Distribution and the wider supply chain
With tighter deadlines, higher freight costs and increased demand unpredictability, how can manufacturers and distributors ensure their extended supply chain network is best geared to improvements.
With tighter deadlines, higher freight costs and increased demand unpredictability, how can manufacturers and distributors ensure their extended supply chain network is best geared to improving delivery, stock and production efficiencies while enhancing customer service? Richard House, managing director, FuturMaster suggests the optimum solution.
With increasing market unpredictability and growing pressure from the end customer for ever shorter delivery dates, there has never been a more critical time for distributors and manufacturers to focus their attention on increased efficiency within the supply chain network.
Historically, many companies have relied on disparate pockets of sales/ordering, inventory and logistics data even though they are just one component within what is often an extensive network of distributors, suppliers and warehousing organisations.
But the price to pay for such a fragmented communications infrastructure can be high.
Fast changing ordering and distribution requirements can prove a logistical disaster if each member of the partner network hasn't immediate access to up-to-the-minute data.
After all, it only takes one ineffective link to affect the whole chain.
So how can this most effectively be achieved? The key phrase here is 'visibility through connectivity'.
Each partner organisation should be able to utilise and benefit from seamless, collaborative communication throughout the supply chain.
And the manufacturer and its distribution network should be capable of planning fleet availability and timelines to a high degree of accuracy by building schedules around precise production completion dates.
Manufacturers should also be able to estimate and monitor distribution costs for deliveries to the end customer or warehouse, as well as costs concerning incoming parts/component from suppliers.
So what kind of solution is capable of delivering these benefits? Modern supply chain planning solutions enable companies to gain visibility of current distribution, stock and production needs as well as secure the means to anticipate future demand based on historical demand patterns.
This puts both the manufacturer and distributor in the best possible position to ensure the customer's specified lead times can be met.
A reputable demand forecasting and planning solution can prove invaluable when planning distibution, production, inventory requirements over a period of days, weeks, months or even years.
Using data from the central ERP system, the software automatically calculates likely demand patterns over a specified period and the required replenishments to achieve optimal stock levels.
This can be a boon for the manufacturer in terms of ensuring, for example, their raw materials or component suppliers, together with their distribution partners, have time to prepare for forecast demand.

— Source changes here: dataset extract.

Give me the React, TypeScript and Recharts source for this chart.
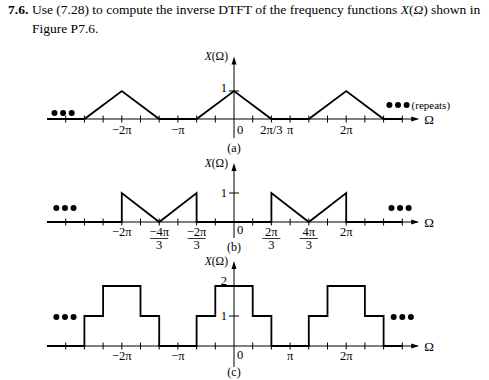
import React from 'react';
import { LineChart, Line, XAxis, YAxis, ReferenceLine, ReferenceDot } from 'recharts';

const FONT = '"Liberation Serif", "Times New Roman", serif';
const TS: React.CSSProperties = { fontFamily: FONT };

// Ω measured in units of π/3
const omegaA = [-10, -8, -6, -4, -2, 0, 2, 4, 6, 8, 9];
const valueA = [0, 0, 1, 0, 0, 1, 0, 0, 1, 0, 0];
const omegaB = [-10, -6, -6, -4, -2, -2, 2, 2, 4, 6, 6, 9];
const valueB = [0, 0, 1, 0, 1, 0, 0, 1, 0, 1, 0, 0];
const omegaC = [-10, -8, -8, -7, -7, -5, -5, -4, -4, -2, -2, -1, -1, 1, 1, 2, 2, 4, 4, 5, 5, 7, 7, 8, 8, 9];
const valueC = [0, 0, 1, 1, 2, 2, 1, 1, 0, 0, 1, 1, 2, 2, 1, 1, 0, 0, 1, 1, 2, 2, 1, 1, 0, 0];

const tickPositions = [-9, -8, -7, -6, -5, -4, -3, -2, -1, 0, 1, 2, 3, 4, 5, 6, 7, 8, 9];
const tickKeysA = [-6, -3, 0, 2, 3, 6];
const tickLabelsA = ['−2π', '−π', '0', '2π/3', 'π', '2π'];
const tickKeysB = [-6, -4, -2, 0, 2, 4, 6];
const tickLabelsB = ['−2π', '−4π/3', '−2π/3', '0', '2π/3', '4π/3', '2π'];
const tickKeysC = [-6, -3, 0, 3, 6];
const tickLabelsC = ['−2π', '−π', '0', 'π', '2π'];

const yTicksA = [1];
const yTicksB = [1];
const yTicksC = [1, 2];

type Cfg = {
  top: number;
  height: number;
  mTop: number;
  mBottom: number;
  yMax: number;
  yBottom: number;
  omega: number[];
  value: number[];
  tickKeys: number[];
  tickLabels: string[];
  stacked: boolean;
  labelDy: number;
  zeroDy: number;
  caption: string;
  captionDy: number;
  yTicks: number[];
  yLabelDy: number[];
  dotsLeft: [number, number];
  dotsRight: [number, number];
  repeats: boolean;
};

const DOT_STEP = 0.46;
const LF = 12.5;

const makeTick = (c: Cfg) => (props: any) => {
  const { x, y, payload } = props;
  const v = payload.value;
  const idx = c.tickKeys.indexOf(v);
  const label = idx >= 0 ? c.tickLabels[idx] : null;
  let labelEl: React.ReactNode = null;
  if (label !== null) {
    if (v === 0) {
      labelEl = (
        <g>
          <text x={x + 3} y={y + c.zeroDy + 4} fontSize={LF} style={TS} textAnchor="start" fill="#000">0</text>
          <text x={x} y={y + c.captionDy + 4} fontSize={12} style={TS} textAnchor="middle" fill="#000">{c.caption}</text>
        </g>
      );
    } else if (c.stacked && label.includes('/')) {
      const [num, den] = label.split('/');
      labelEl = (
        <g>
          <text x={x} y={y + c.labelDy + 4} fontSize={LF} style={TS} textAnchor="middle" fill="#000">{num}</text>
          <line x1={x - 9} x2={x + 9} y1={y + c.labelDy + 6.5} y2={y + c.labelDy + 6.5} stroke="#000" strokeWidth={0.8} />
          <text x={x} y={y + c.labelDy + 17} fontSize={LF} style={TS} textAnchor="middle" fill="#000">{den}</text>
        </g>
      );
    } else {
      labelEl = (
        <text x={x} y={y + c.labelDy + 4} fontSize={LF} style={TS} textAnchor="middle" fill="#000">{label}</text>
      );
    }
  }
  return (
    <g>
      {v !== 0 && <line x1={x} x2={x} y1={y - 3.5} y2={y + 3.5} stroke="#000" strokeWidth={1} />}
      {labelEl}
    </g>
  );
};

function Panel({ c }: { c: Cfg }) {
  const data = c.omega.map((x, i) => ({ x, y: c.value[i] }));
  const dotsL = [0, 1, 2].map((k) => c.dotsLeft[0] + (k - 1) * DOT_STEP);
  const dotsR = [0, 1, 2].map((k) => c.dotsRight[0] + (k - 1) * DOT_STEP);
  return (
    <div style={{ position: 'absolute', left: 0, top: c.top }}>
      <LineChart width={489} height={c.height} data={data} margin={{ top: c.mTop, right: 68, bottom: c.mBottom, left: 47 }}>
        <XAxis
          dataKey="x"
          type="number"
          domain={[-10, 10]}
          ticks={tickPositions}
          interval={0}
          axisLine={false}
          tickLine={false}
          tickSize={0}
          tickMargin={0}
          height={30}
          tick={makeTick(c)}
        />
        <YAxis hide domain={[0, c.yMax]} type="number" />
        <ReferenceLine segment={[{ x: -10, y: 0 }, { x: 9.8, y: 0 }]} stroke="#000" strokeWidth={1} ifOverflow="visible" />
        <ReferenceLine segment={[{ x: 0, y: c.yBottom }, { x: 0, y: c.yMax - 0.1 }]} stroke="#000" strokeWidth={1} ifOverflow="visible" />
        <ReferenceDot
          x={9.85}
          y={0}
          ifOverflow="visible"
          shape={(p: any) => (
            <g>
              <polygon points={`${p.cx + 1},${p.cy} ${p.cx - 7},${p.cy - 2.5} ${p.cx - 7},${p.cy + 2.5}`} fill="#000" />
              <text x={p.cx + 6} y={p.cy + 4.5} fontSize={13} style={TS} fill="#000">Ω</text>
            </g>
          )}
        />
        <ReferenceDot
          x={0}
          y={c.yMax}
          ifOverflow="visible"
          shape={(p: any) => (
            <g>
              <polygon points={`${p.cx},${p.cy - 1} ${p.cx - 2.5},${p.cy + 7} ${p.cx + 2.5},${p.cy + 7}`} fill="#000" />
              <text x={p.cx - 6} y={p.cy + 3} fontSize={11.5} style={TS} textAnchor="end" fill="#000">
                <tspan fontStyle="italic">X</tspan>(Ω)
              </text>
            </g>
          )}
        />
        {c.yTicks.map((t, i) => (
          <ReferenceDot
            key={'yt' + t}
            x={0}
            y={t}
            ifOverflow="visible"
            shape={(p: any) => (
              <g>
                <line x1={p.cx - 5} x2={p.cx + 5} y1={p.cy} y2={p.cy} stroke="#000" strokeWidth={1} />
                <text x={p.cx - 7} y={p.cy + 4 + c.yLabelDy[i]} fontSize={LF} style={TS} textAnchor="end" fill="#000">{t}</text>
              </g>
            )}
          />
        ))}
        <Line type="linear" dataKey="y" stroke="#000" strokeWidth={1.8} dot={false} isAnimationActive={false} strokeLinejoin="miter" />
        {dotsL.map((x) => (
          <ReferenceDot key={'l' + x} x={x} y={c.dotsLeft[1]} r={3} fill="#000" stroke="none" ifOverflow="visible" />
        ))}
        {dotsR.map((x) => (
          <ReferenceDot key={'r' + x} x={x} y={c.dotsRight[1]} r={3} fill="#000" stroke="none" ifOverflow="visible" />
        ))}
        {c.repeats && (
          <ReferenceDot
            x={dotsR[2]}
            y={c.dotsRight[1]}
            ifOverflow="visible"
            shape={(p: any) => (
              <text x={p.cx + 5} y={p.cy + 3.5} fontSize={11} style={TS} fill="#000">(repeats)</text>
            )}
          />
        )}
      </LineChart>
    </div>
  );
}

const panelA: Cfg = {
  top: 40, height: 115, mTop: 17.4, mBottom: 6, yMax: 2.2, yBottom: -0.68,
  omega: omegaA, value: valueA, tickKeys: tickKeysA, tickLabels: tickLabelsA,
  stacked: false, labelDy: 11, zeroDy: 11, caption: '(a)', captionDy: 29,
  yTicks: yTicksA, yLabelDy: [-3], dotsLeft: [-9.14, 0.21], dotsRight: [8.77, 0.5], repeats: true,
};
const panelB: Cfg = {
  top: 155, height: 100, mTop: 9, mBottom: 3, yMax: 2.0, yBottom: -0.55,
  omega: omegaB, value: valueB, tickKeys: tickKeysB, tickLabels: tickLabelsB,
  stacked: true, labelDy: 10, zeroDy: 8, caption: '(b)', captionDy: 25,
  yTicks: yTicksB, yLabelDy: [0], dotsLeft: [-9.04, 0.48], dotsRight: [8.88, 0.48], repeats: false,
};
const panelC: Cfg = {
  top: 255, height: 125, mTop: 7, mBottom: 4, yMax: 2.8, yBottom: -0.7,
  omega: omegaC, value: valueC, tickKeys: tickKeysC, tickLabels: tickLabelsC,
  stacked: false, labelDy: 10, zeroDy: 9, caption: '(c)', captionDy: 26,
  yTicks: yTicksC, yLabelDy: [0, -5], dotsLeft: [-9.04, 0.97], dotsRight: [9.0, 0.97], repeats: false,
};

export default function App() {
  const title: React.CSSProperties = { position: 'absolute', fontSize: 13.5, lineHeight: '17px', whiteSpace: 'nowrap' };
  return (
    <div style={{ position: 'absolute', left: 0, top: 0, width: 489, height: 380, background: '#fff', fontFamily: FONT, color: '#000' }}>
      <div style={{ ...title, left: 8, top: 1, fontWeight: 'bold' }}>7.6.</div>
      <div style={{ ...title, left: 32, top: 1 }}>
        Use (7.28) to compute the inverse DTFT of the frequency functions <i>X</i>(<i>Ω</i>) shown in
      </div>
      <div style={{ ...title, left: 32, top: 20 }}>Figure P7.6.</div>
      <Panel c={panelA} />
      <Panel c={panelB} />
      <Panel c={panelC} />
    </div>
  );
}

The best demand forecasting and planning software solutions are able to dynamically analyse sales history to calculate the seasonal (and other) trends, creating a base forecast of underlying sales during a specified period.
A critical part of the forecasting process is to identify and calculate requirements based around a customer's promotional activity (for example, two-for-one offers) or non-standard events in the sales history.
Accurate management of this activity is fundamental to the creation of a reliable final forecast of demand regarding distribution, production and stock requirements.
In terms of flexibility, the system should be geared to serving the end user as an individual organisation as well as part of the wider network.
In this regard, the software must be customisable to the user's particular industry, his operations, priorities and the supply chain of which he is a key component.
It is also advisable that the software provider of choice has the right specialist consultancy expertise to ensure the end solution is a perfect fit for the end user's current operations, as well as being ready to change and adapt to future needs.
More sophisticated planning software functionality may be required to take into account the constraints of capacity, labour, vehicle capacities and other factors that influence the total cost of supply.
Therefore, the demand forecasting and planning software provider should be able to offer a range of advanced planning modules to suit situations of differing complexity.
The modern supply chain requires seamless visibility over its entire network in order for each partner organisation to quickly react to immediate tasks, while preparing for future demand.
In achieving this successfully, production and distribution costs will fall and customer and supply chain partner relations will remain uncompromised.